Does this man deserve to be terrorized?
I contend that no one deserves that.

You might say, and i considered this at length as well, that torture and terror caused this desperate man to reveal information that saved innocent lives. It might have. But from his perspective, he found it acceptable to use terror to "save" the lives of innocent, oppressed members of his particular group who were being just as terrorized by a regime which disenfranchised his voice.

I honestly don't see the difference, so i can't support the use of scare tactics, even to save lives.

Let me close with a statement i think we can all agree upon, by Professor Martin Rudner, director of the Canadian Centre of Intelligence and Security Studies at Ottawa's Carleton University.
"There is the famous statement: 'One man's terrorist is another man's freedom fighter.' But that is grossly leading. It assesses the validity of the cause when terrorism is an act. One can have a perfectly beautiful cause and yet if one commits terrorist acts, it is terrorism regardless."
----

When drafting this post, i had high hopes of keeping it on an architectural topic. That...didn't happen.

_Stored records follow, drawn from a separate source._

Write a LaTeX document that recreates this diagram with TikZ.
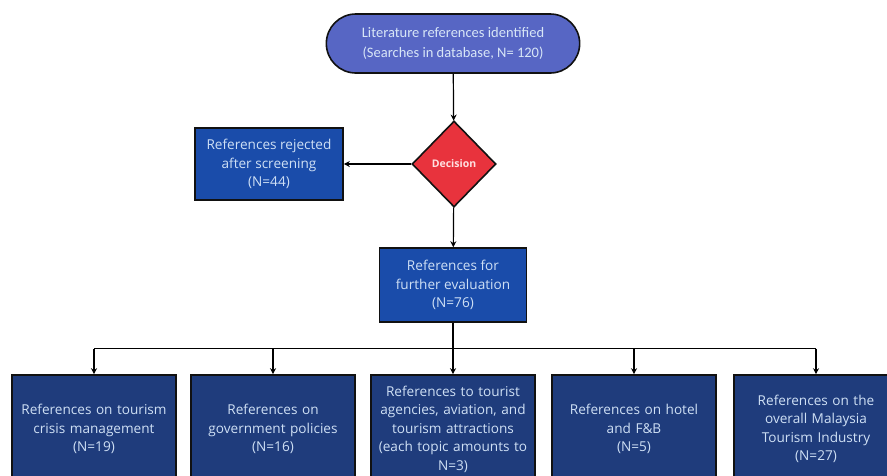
\documentclass[tikz,border=0pt]{standalone}
\usepackage{fontspec}
\setmainfont{Open Sans}
\newfontfamily\topfont{Carlito}
\usetikzlibrary{arrows.meta,shapes.geometric,shapes.misc}
\definecolor{topblue}{HTML}{5766C4}
\definecolor{midblue}{HTML}{1A4CAA}
\definecolor{navy}{HTML}{1F3C7C}
\definecolor{redd}{HTML}{E8333D}
\definecolor{txtc}{HTML}{CFE0F5}
\definecolor{edge}{HTML}{111111}
\tikzset{
  box/.style={draw=edge, line width=1.6pt, align=center, text=txtc, font=\fontsize{13.6}{18.5}\selectfont, inner sep=2pt},
  midbox/.style={box, fill=midblue},
  lowbox/.style={box, fill=navy, minimum width=162pt, minimum height=108pt, text width=160pt},
  conn/.style={line width=1.2pt, draw=black},
  arr/.style={conn, -{Stealth[length=6pt,width=6pt]}}
}
\begin{document}
\begin{tikzpicture}[x=1pt,y=-1pt]
\useasboundingbox[fill=white] (0,0) rectangle (887,475);
\node[draw=edge, line width=1.6pt, fill=topblue, rounded rectangle, minimum width=260pt, minimum height=59pt, align=center, text=txtc!80!white, font=\topfont\fontsize{14.5}{20}\selectfont] (lit) at (453,43.5) {Literature references identified\\(Searches in database, N= 120)};
\node[draw=edge, line width=1.6pt, fill=redd, diamond, minimum width=84pt, minimum height=86pt, inner sep=0pt, text=white!88!red, font=\bfseries\fontsize{10.5}{12}\selectfont] (dec) at (454,164) {Decision};
\node[midbox, minimum width=148pt, minimum height=72pt] (rej) at (269,164) {References rejected\\after screening\\(N=44)};
\node[midbox, minimum width=147pt, minimum height=74pt] (eval) at (453,285) {References for\\further evaluation\\(N=76)};
\node[lowbox] (b1) at (94,429) {References on tourism\\crisis management\\(N=19)};
\node[lowbox] (b2) at (273,429) {References on\\government policies\\(N=16)};
\node[lowbox] (b3) at (453,429) {References to tourist\\agencies, aviation, and\\tourism attractions\\(each topic amounts to\\N=3)};
\node[lowbox] (b4) at (634,429) {References on hotel\\and F\&B\\(N=5)};
\node[lowbox] (b5) at (816,429) {References on the\\overall Malaysia\\Tourism Industry\\(N=27)};
\coordinate (bus) at (453,348.5);
\draw[arr] (lit) -- (dec);
\draw[arr] (dec) -- (rej);
\draw[arr] (dec) -- (eval);
\draw[conn] (eval) -- (bus);
\draw[conn] (b1.north |- bus) -- (b5.north |- bus);
\foreach \b in {b1,b2,b3,b4,b5} \draw[arr] (\b.north |- bus) -- (\b.north);
\end{tikzpicture}
\end{document}
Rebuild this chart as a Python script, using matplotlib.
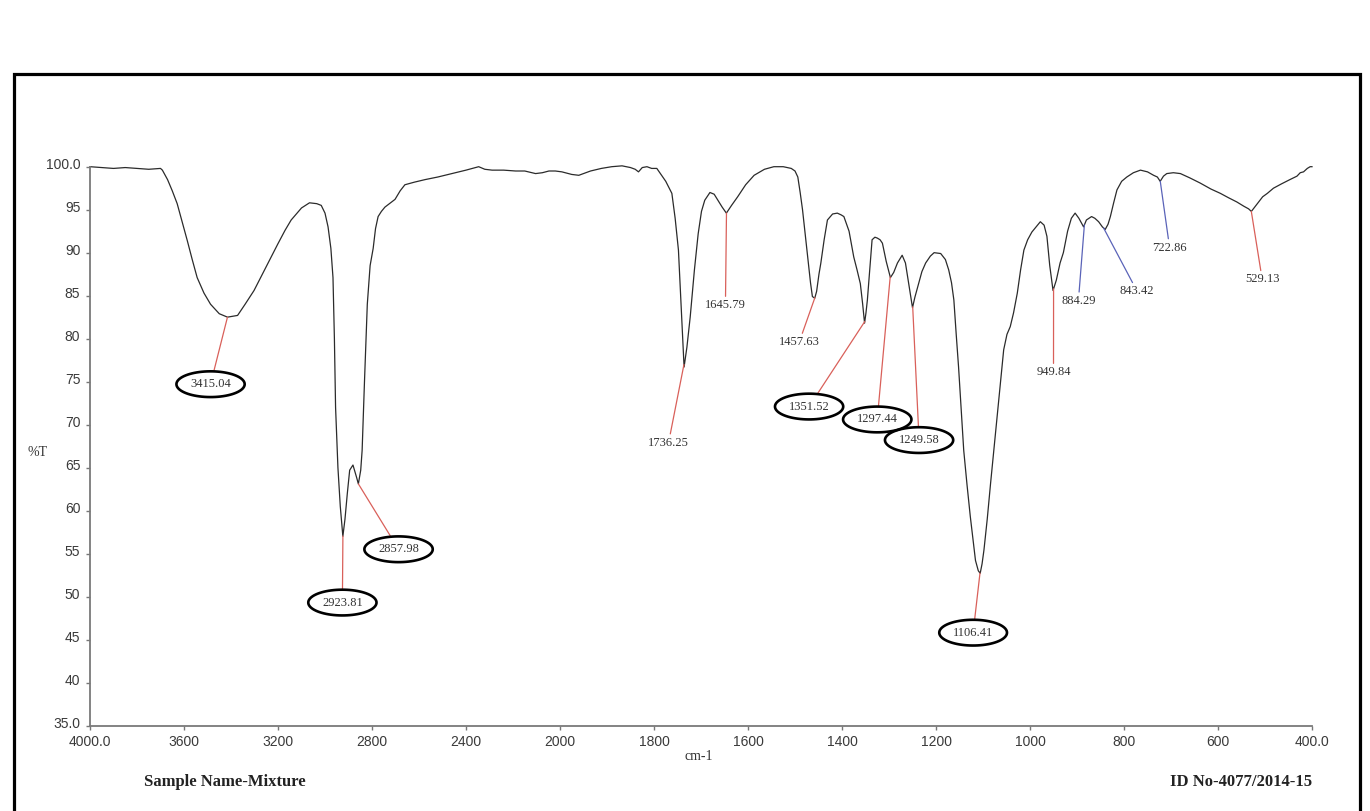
import matplotlib
matplotlib.use('Agg')
import matplotlib.pyplot as plt
import matplotlib.transforms as mtransforms
import numpy as np
from matplotlib.path import Path
from matplotlib.patches import Rectangle

# spectrum (cm-1, %T)
wavenumber = [4000, 3950, 3900, 3850, 3800, 3750, 3700, 3692, 3670, 3650, 3629, 3607, 3586, 3565,
              3544, 3515, 3487, 3450, 3415, 3372, 3340, 3302, 3270, 3244, 3201, 3170, 3144, 3100,
              3066, 3035, 3016, 3000, 2987, 2975, 2966, 2960, 2955, 2945, 2935, 2924, 2915, 2905,
              2895, 2881, 2866, 2858, 2848, 2842, 2832, 2820, 2808, 2795, 2785, 2774, 2760, 2745,
              2702, 2680, 2660, 2620, 2574, 2520, 2460, 2400, 2346, 2320, 2289, 2240, 2189, 2150,
              2104, 2075, 2047, 2020, 1996, 1975, 1960, 1935, 1912, 1890, 1868, 1850, 1840, 1833,
              1825, 1815, 1805, 1794, 1784, 1775, 1762, 1755, 1748, 1741, 1736, 1730, 1723, 1714,
              1706, 1699, 1692, 1681, 1672, 1664, 1655, 1646, 1635, 1622, 1605, 1587, 1565, 1545,
              1525, 1508, 1500, 1494, 1489, 1484, 1478, 1473, 1467, 1463, 1458, 1454, 1449, 1445,
              1438, 1431, 1420, 1410, 1402, 1396, 1385, 1375, 1368, 1361, 1356, 1352, 1349, 1346,
              1341, 1336, 1330, 1325, 1319, 1314, 1306, 1297, 1290, 1282, 1272, 1265, 1257, 1250,
              1245, 1239, 1230, 1222, 1212, 1204, 1190, 1180, 1173, 1167, 1162, 1157, 1152, 1146,
              1141, 1134, 1127, 1121, 1116, 1110, 1106, 1102, 1098, 1091, 1084, 1077, 1070, 1063,
              1056, 1049, 1042, 1035, 1027, 1020, 1013, 1005, 996, 987, 978, 970, 964, 958,
              951, 944, 936, 929, 920, 912, 904, 896, 886, 880, 869, 862, 854, 846,
              840, 834, 829, 822, 815, 805, 794, 780, 765, 750, 737, 729, 723, 716,
              709, 695, 680, 660, 638, 615, 595, 578, 560, 545, 535, 529, 522, 515,
              505, 495, 482, 465, 447, 432, 425, 418, 410, 404, 400]
transmittance = [100.0, 99.9, 99.8, 99.9, 99.8, 99.7, 99.8, 99.6, 98.5, 97.2, 95.7, 93.5, 91.4, 89.2,
                 87.1, 85.3, 84.0, 82.9, 82.5, 82.7, 84.0, 85.6, 87.3, 88.7, 91.0, 92.6, 93.8, 95.2,
                 95.8, 95.7, 95.5, 94.6, 93.0, 90.5, 87.1, 80.0, 72.0, 65.0, 60.5, 57.0, 59.0, 62.0,
                 64.7, 65.3, 63.9, 63.1, 64.7, 67.0, 75.0, 84.0, 88.5, 90.5, 92.8, 94.2, 94.8, 95.3,
                 96.2, 97.2, 97.9, 98.2, 98.5, 98.8, 99.2, 99.6, 100.0, 99.7, 99.6, 99.6, 99.5, 99.5,
                 99.2, 99.3, 99.5, 99.5, 99.4, 99.1, 99.0, 99.5, 99.8, 100.0, 100.1, 99.9, 99.7, 99.4,
                 99.9, 100.0, 99.8, 99.8, 99.0, 98.3, 96.9, 94.0, 90.3, 82.5, 76.7, 79.0, 82.5, 88.0,
                 92.2, 94.8, 96.1, 97.0, 96.8, 96.1, 95.3, 94.6, 95.5, 96.5, 97.9, 99.0, 99.7, 100.0,
                 100.0, 99.8, 99.5, 98.8, 97.0, 95.0, 92.0, 89.5, 86.5, 84.9, 84.7, 85.5, 87.5, 88.8,
                 91.5, 93.8, 94.5, 94.6, 94.4, 94.2, 92.5, 89.5, 88.0, 86.4, 84.0, 81.8, 83.0, 84.5,
                 88.0, 91.5, 91.8, 91.7, 91.5, 91.1, 89.0, 87.1, 87.7, 88.8, 89.7, 88.8, 86.0, 83.6,
                 84.8, 86.0, 87.8, 88.8, 89.6, 90.0, 89.9, 89.2, 88.0, 86.5, 84.5, 80.5, 76.7, 71.5,
                 67.0, 63.0, 59.3, 56.5, 54.2, 53.0, 52.7, 53.8, 55.4, 59.0, 63.1, 67.0, 70.9, 74.8,
                 78.7, 80.5, 81.4, 83.0, 85.3, 88.0, 90.3, 91.5, 92.4, 93.0, 93.6, 93.2, 91.9, 88.5,
                 85.6, 86.8, 88.8, 90.0, 92.5, 94.0, 94.6, 94.0, 93.0, 93.8, 94.2, 94.0, 93.6, 93.0,
                 92.7, 93.3, 94.2, 95.8, 97.3, 98.3, 98.8, 99.3, 99.6, 99.4, 99.0, 98.8, 98.3, 98.9,
                 99.2, 99.3, 99.2, 98.7, 98.1, 97.4, 96.9, 96.4, 95.9, 95.4, 95.1, 94.8, 95.3, 95.8,
                 96.5, 96.9, 97.5, 98.0, 98.5, 98.9, 99.3, 99.4, 99.8, 100.0, 100.0]

# peak labels
peak_wn = [3415.04, 2923.81, 2857.98, 1736.25, 1645.79, 1457.63, 1351.52, 1297.44,
           1249.58, 1106.41, 949.84, 884.29, 843.42, 722.86, 529.13]
peak_circled = [True, True, True, False, False, False, True, True,
                True, True, False, False, False, False, False]
peak_line_color = ['r', 'r', 'r', 'r', 'r', 'r', 'r', 'r', 'r', 'r', 'r', 'b', 'b', 'b', 'r']
# where the label text sits (cm-1, %T)
label_pos = [(3487, 74.7), (2926, 49.3), (2687, 55.5), (1769, 67.9), (1648, 83.9),
             (1491, 79.6), (1470, 72.1), (1325, 70.6), (1236, 68.2), (1121, 45.8),
             (950, 76.1), (897, 84.4), (772, 85.5), (703, 90.6), (506, 86.9)]

xticks = [4000, 3600, 3200, 2800, 2400, 2000, 1800, 1600, 1400, 1200, 1000, 800, 600, 400]
xtick_labels = ['4000.0', '3600', '3200', '2800', '2400', '2000', '1800', '1600',
                '1400', '1200', '1000', '800', '600', '400.0']
yticks = [35, 40, 45, 50, 55, 60, 65, 70, 75, 80, 85, 90, 95, 100]
ytick_labels = ['35.0', '40', '45', '50', '55', '60', '65', '70', '75', '80', '85',
                '90', '95', '100.0']

line_colors = {'r': '#d9605a', 'b': '#5a63b8'}


def fwd(x):
    # scale doubles below 2000 cm-1
    x = np.asarray(x, dtype=float)
    return np.where(x >= 2000, x, 2 * x - 2000)


def inv(t):
    t = np.asarray(t, dtype=float)
    return np.where(t >= 2000, t, (t + 2000) / 2)


def ellipse_box(x0, y0, width, height, mutation_size):
    cx, cy = x0 + width / 2, y0 + height / 2
    a = width / 2 + 1.1 * mutation_size
    b = height / 2 + 0.55 * mutation_size
    th = np.linspace(0, 2 * np.pi, 80)
    verts = np.column_stack([cx + a * np.cos(th), cy + b * np.sin(th)])
    return Path(verts, closed=True)


def main():
    fig = plt.figure(figsize=(13.7, 8.11), dpi=100)
    ax = fig.add_axes([90 / 1370, (811 - 725.5) / 811, 1222 / 1370, 558.8 / 811])

    ax.set_xscale('function', functions=(fwd, inv))
    ax.set_xlim(4000, 400)
    ax.set_ylim(35, 100)

    ax.plot(wavenumber, transmittance, color='#2b2b2b', lw=0.9, clip_on=False)

    ax.spines[['top', 'right']].set_visible(False)
    for s in ['left', 'bottom']:
        ax.spines[s].set_color('#7a7a7a')
        ax.spines[s].set_linewidth(1.3)

    ax.set_xticks(xticks)
    ax.set_xticklabels(xtick_labels)
    ax.set_yticks(yticks)
    ax.set_yticklabels(ytick_labels)
    ax.xaxis.set_minor_locator(matplotlib.ticker.NullLocator())
    ax.tick_params(axis='both', direction='out', length=3, width=1, color='#777777',
                   labelsize=10, labelcolor='#3a3a3a')
    ax.tick_params(axis='y', pad=4)
    for lab in ax.get_xticklabels() + ax.get_yticklabels():
        lab.set_family('Liberation Sans')
    shift = mtransforms.ScaledTranslation(0, 3 / 100, fig.dpi_scale_trans)
    for lab in ax.get_yticklabels():
        lab.set_transform(lab.get_transform() + shift)

    # peak annotations
    wn_up = wavenumber[::-1]
    t_up = transmittance[::-1]
    for wn, circ, col, pos in zip(peak_wn, peak_circled, peak_line_color, label_pos):
        t_peak = np.interp(wn, wn_up, t_up)
        kw = dict(xy=(wn, t_peak), xytext=pos, ha='center', va='center',
                  fontsize=9, family='Liberation Serif', color='#333333',
                  arrowprops=dict(arrowstyle='-', color=line_colors[col], lw=0.9,
                                  shrinkA=0, shrinkB=0))
        if circ:
            kw['bbox'] = dict(boxstyle=ellipse_box, fc='none', ec='black', lw=1.9)
        ax.annotate('%.2f' % wn, **kw)

    fig.text(37 / 1370, 1 - 453 / 811, '%T', family='Liberation Serif', fontsize=10,
             color='#333333', ha='center', va='center')
    fig.text(699 / 1370, 1 - 757 / 811, 'cm-1', family='Liberation Serif', fontsize=10,
             color='#333333', ha='center', va='center')
    fig.text(144 / 1370, 1 - 782 / 811, 'Sample Name-Mixture', family='Liberation Serif',
             fontsize=12, weight='bold', color='#222222', ha='left', va='center')
    fig.text(1312 / 1370, 1 - 782 / 811, 'ID No-4077/2014-15', family='Liberation Serif',
             fontsize=12, weight='bold', color='#222222', ha='right', va='center')

    # outer frame, open at the bottom edge of the picture
    fig.patches.append(Rectangle((14 / 1370, -0.05), (1360 - 14) / 1370, (811 - 74) / 811 + 0.05,
                                 transform=fig.transFigure, fill=False, lw=2.3, ec='black'))

    fig.savefig('out.png', dpi=100)


if __name__ == "__main__":
    main()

The connection i wanted to make was what i perceive to be a connection between media coverage and visible destruction (i.e., demolished architecture). I don't follow worldwide terrorism very closely, but of that hundreds-of-pages-long list linked, the ones i recognize are all closely associated with a structure. The attacks on the World Trade Center Towers (Sep. 11, 2001), the Madrid train bombings (Mar. 11, 2004), the London Underground bombings (Jul. 7, 2005), and now these attacks in Mumbai at the Taj Mahal hotel and the Chabad House. I wonder if the media chooses to show these more often than other terrorist stories because of the symbolic aspect of striking at the heart of "civilized" urban centers, or because it makes for better television? Some of both, perhaps. I'm not trying to make a point here, i just wanted to share what was on my mind regarding the topics at hand.